[Records contained in a dataset]
-------
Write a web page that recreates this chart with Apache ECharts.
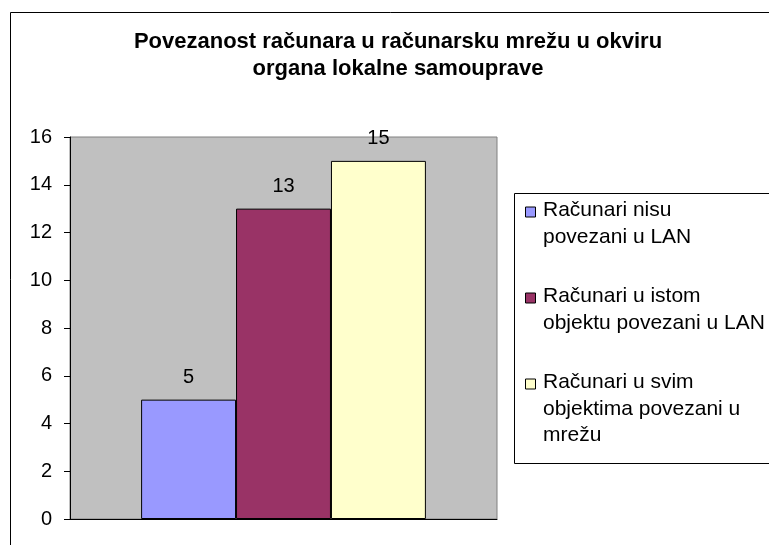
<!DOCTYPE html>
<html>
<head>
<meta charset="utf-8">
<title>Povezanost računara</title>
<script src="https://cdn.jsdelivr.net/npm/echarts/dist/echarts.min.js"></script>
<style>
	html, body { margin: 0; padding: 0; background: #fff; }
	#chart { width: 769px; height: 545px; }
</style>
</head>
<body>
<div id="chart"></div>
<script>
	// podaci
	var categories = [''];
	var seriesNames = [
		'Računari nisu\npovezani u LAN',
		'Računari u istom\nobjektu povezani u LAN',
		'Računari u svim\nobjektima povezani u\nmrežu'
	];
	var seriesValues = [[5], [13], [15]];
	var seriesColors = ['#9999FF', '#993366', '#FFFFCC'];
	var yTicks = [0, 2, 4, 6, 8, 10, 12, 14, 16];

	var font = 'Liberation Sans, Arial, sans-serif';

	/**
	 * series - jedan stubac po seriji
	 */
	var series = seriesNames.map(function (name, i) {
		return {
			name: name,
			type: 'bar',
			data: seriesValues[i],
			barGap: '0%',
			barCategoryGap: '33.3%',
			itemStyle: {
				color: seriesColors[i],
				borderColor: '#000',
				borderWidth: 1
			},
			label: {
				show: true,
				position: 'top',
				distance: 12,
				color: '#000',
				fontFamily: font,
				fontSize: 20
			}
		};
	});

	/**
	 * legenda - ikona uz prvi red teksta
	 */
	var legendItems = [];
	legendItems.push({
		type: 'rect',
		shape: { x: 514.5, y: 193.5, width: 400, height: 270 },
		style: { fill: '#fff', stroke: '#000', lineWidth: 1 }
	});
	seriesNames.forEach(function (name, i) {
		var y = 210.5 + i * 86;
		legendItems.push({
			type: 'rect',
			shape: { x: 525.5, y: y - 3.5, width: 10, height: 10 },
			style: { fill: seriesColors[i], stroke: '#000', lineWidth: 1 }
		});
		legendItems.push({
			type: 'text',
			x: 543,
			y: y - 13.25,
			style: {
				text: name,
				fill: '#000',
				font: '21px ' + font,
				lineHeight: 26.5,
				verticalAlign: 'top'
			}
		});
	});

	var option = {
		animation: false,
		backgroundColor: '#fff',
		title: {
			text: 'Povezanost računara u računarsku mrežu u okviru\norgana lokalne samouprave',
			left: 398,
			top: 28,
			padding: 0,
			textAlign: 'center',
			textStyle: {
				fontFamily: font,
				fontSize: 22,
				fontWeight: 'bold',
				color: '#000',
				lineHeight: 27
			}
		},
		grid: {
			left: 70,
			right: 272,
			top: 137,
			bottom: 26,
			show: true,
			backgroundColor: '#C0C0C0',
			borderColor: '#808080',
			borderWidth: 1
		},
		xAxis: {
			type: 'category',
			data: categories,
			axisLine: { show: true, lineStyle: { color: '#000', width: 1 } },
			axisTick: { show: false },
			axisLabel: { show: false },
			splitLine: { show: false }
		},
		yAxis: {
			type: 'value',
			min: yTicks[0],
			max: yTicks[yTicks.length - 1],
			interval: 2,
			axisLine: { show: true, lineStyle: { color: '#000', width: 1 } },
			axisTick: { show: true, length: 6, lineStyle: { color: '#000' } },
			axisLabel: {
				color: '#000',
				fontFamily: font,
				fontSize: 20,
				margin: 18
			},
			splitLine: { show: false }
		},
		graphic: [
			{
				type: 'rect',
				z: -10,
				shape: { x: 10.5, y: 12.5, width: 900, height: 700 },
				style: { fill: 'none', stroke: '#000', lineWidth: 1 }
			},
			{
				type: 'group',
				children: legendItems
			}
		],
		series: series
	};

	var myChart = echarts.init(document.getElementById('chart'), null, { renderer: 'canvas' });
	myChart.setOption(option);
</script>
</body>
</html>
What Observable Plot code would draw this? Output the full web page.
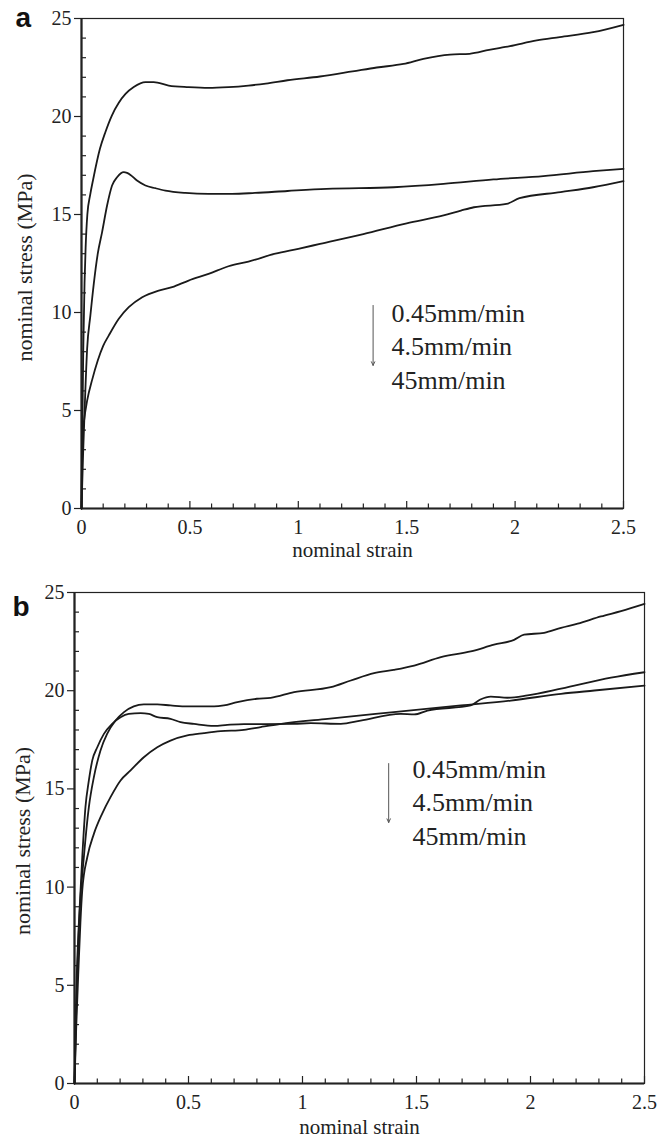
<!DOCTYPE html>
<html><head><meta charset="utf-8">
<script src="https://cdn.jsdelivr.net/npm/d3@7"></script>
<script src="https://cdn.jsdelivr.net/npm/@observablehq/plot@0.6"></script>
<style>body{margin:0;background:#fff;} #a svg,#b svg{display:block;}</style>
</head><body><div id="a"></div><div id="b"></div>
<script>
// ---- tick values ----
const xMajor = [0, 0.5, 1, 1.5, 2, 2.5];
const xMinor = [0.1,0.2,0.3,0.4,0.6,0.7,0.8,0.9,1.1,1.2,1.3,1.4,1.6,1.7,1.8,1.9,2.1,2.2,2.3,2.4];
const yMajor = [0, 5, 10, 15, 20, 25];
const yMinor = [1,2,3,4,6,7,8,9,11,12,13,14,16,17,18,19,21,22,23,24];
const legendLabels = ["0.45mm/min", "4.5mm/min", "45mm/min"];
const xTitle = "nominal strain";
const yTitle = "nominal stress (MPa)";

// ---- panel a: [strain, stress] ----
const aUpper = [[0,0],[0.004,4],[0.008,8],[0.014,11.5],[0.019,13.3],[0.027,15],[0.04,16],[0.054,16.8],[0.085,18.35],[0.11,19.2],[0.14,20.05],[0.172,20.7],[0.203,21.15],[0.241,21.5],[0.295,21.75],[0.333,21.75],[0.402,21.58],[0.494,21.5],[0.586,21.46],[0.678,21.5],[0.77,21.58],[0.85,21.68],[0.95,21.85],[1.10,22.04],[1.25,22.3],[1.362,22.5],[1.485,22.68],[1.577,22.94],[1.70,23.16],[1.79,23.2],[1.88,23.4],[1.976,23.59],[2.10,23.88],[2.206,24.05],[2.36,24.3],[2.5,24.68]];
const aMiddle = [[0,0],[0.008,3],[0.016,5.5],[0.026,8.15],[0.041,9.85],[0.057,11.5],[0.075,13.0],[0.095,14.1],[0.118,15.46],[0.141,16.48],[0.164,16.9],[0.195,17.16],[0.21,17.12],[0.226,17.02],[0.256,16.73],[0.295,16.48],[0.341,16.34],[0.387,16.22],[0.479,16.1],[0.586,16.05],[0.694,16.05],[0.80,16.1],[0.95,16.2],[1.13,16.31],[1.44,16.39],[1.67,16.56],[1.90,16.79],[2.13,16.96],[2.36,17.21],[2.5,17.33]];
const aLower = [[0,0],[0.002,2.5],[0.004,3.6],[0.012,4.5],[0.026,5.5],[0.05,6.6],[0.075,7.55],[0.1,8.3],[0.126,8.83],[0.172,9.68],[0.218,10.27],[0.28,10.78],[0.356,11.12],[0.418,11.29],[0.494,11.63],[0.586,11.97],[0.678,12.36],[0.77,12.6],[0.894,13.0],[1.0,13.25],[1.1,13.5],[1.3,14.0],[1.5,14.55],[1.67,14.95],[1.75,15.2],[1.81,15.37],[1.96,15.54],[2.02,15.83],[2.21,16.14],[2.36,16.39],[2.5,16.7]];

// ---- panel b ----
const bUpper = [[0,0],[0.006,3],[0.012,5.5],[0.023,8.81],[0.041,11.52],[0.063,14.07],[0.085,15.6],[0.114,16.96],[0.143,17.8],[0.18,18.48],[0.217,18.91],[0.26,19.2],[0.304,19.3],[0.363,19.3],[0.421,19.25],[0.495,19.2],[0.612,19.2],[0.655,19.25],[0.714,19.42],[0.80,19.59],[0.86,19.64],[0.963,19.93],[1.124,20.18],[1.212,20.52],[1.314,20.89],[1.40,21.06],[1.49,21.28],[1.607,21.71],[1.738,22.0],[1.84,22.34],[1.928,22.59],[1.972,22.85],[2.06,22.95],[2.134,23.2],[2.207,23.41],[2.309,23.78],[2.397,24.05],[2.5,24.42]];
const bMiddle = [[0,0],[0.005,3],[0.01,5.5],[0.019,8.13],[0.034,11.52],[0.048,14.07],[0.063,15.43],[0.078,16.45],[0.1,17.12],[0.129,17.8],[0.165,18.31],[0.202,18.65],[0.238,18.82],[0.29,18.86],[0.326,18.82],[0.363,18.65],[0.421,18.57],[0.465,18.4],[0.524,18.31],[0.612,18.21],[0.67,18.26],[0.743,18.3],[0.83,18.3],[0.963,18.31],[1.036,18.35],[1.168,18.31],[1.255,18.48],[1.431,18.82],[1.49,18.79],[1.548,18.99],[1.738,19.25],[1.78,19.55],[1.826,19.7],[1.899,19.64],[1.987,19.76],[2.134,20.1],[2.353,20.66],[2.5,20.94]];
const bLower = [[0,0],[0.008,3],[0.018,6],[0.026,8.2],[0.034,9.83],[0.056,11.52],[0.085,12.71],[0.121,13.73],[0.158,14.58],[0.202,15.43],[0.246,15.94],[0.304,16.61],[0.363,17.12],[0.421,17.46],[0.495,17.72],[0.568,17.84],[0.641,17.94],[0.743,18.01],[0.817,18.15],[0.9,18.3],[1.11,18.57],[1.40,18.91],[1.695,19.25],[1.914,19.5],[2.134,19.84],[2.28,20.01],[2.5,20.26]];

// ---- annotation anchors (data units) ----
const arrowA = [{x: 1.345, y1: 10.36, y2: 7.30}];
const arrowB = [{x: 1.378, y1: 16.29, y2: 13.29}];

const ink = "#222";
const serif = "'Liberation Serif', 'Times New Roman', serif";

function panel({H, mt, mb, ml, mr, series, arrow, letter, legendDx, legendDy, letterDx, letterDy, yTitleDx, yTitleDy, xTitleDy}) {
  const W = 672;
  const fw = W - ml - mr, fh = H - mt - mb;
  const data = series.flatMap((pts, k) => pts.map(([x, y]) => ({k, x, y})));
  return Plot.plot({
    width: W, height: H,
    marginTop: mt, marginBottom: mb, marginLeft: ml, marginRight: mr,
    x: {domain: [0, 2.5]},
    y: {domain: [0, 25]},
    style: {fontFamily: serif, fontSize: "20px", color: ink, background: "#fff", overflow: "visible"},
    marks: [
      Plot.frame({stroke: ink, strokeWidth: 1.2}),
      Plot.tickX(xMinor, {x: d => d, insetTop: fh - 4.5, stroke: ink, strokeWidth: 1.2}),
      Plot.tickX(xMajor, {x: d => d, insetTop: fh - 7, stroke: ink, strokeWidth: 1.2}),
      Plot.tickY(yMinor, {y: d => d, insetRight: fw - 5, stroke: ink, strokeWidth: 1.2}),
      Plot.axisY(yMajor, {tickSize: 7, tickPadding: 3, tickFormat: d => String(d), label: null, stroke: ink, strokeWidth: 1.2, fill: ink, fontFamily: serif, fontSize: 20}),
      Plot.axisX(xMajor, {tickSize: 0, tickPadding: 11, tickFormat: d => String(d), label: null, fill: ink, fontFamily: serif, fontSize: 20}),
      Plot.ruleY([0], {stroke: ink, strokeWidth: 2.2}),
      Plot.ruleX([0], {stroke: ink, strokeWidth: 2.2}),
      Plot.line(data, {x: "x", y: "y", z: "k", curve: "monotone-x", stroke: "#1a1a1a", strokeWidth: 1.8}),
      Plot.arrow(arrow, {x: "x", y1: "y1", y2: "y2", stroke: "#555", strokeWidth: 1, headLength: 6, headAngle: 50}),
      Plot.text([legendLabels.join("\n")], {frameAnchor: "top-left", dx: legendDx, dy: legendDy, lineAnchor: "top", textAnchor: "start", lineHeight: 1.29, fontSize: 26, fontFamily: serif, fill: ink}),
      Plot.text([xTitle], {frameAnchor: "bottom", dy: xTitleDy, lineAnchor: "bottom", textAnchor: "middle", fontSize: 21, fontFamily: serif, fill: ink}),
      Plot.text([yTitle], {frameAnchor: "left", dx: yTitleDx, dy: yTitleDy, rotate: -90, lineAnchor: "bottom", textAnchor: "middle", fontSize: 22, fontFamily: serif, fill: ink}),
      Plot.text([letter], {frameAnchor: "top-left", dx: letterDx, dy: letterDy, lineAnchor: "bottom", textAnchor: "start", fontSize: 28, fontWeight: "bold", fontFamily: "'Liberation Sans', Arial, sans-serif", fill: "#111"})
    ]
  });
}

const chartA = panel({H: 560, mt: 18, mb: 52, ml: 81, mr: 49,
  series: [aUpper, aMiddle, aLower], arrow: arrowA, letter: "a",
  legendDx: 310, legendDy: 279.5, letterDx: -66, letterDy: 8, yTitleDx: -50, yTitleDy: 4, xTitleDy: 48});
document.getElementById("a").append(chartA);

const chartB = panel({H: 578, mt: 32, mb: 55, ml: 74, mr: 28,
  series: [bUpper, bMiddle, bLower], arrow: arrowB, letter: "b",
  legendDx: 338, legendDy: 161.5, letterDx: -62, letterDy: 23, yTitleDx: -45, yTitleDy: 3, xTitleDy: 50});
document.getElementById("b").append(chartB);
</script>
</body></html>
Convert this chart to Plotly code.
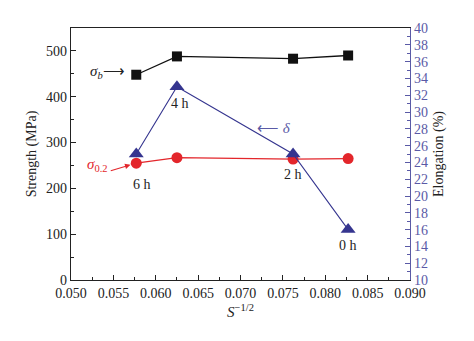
-------
- Goal: Identify every line where the string "this" appears.

- Written solution:
Write a web page that recreates this chart with Apache ECharts.
What Observable Plot code would draw this? Output the full web page.
Convert this chart to Plotly code.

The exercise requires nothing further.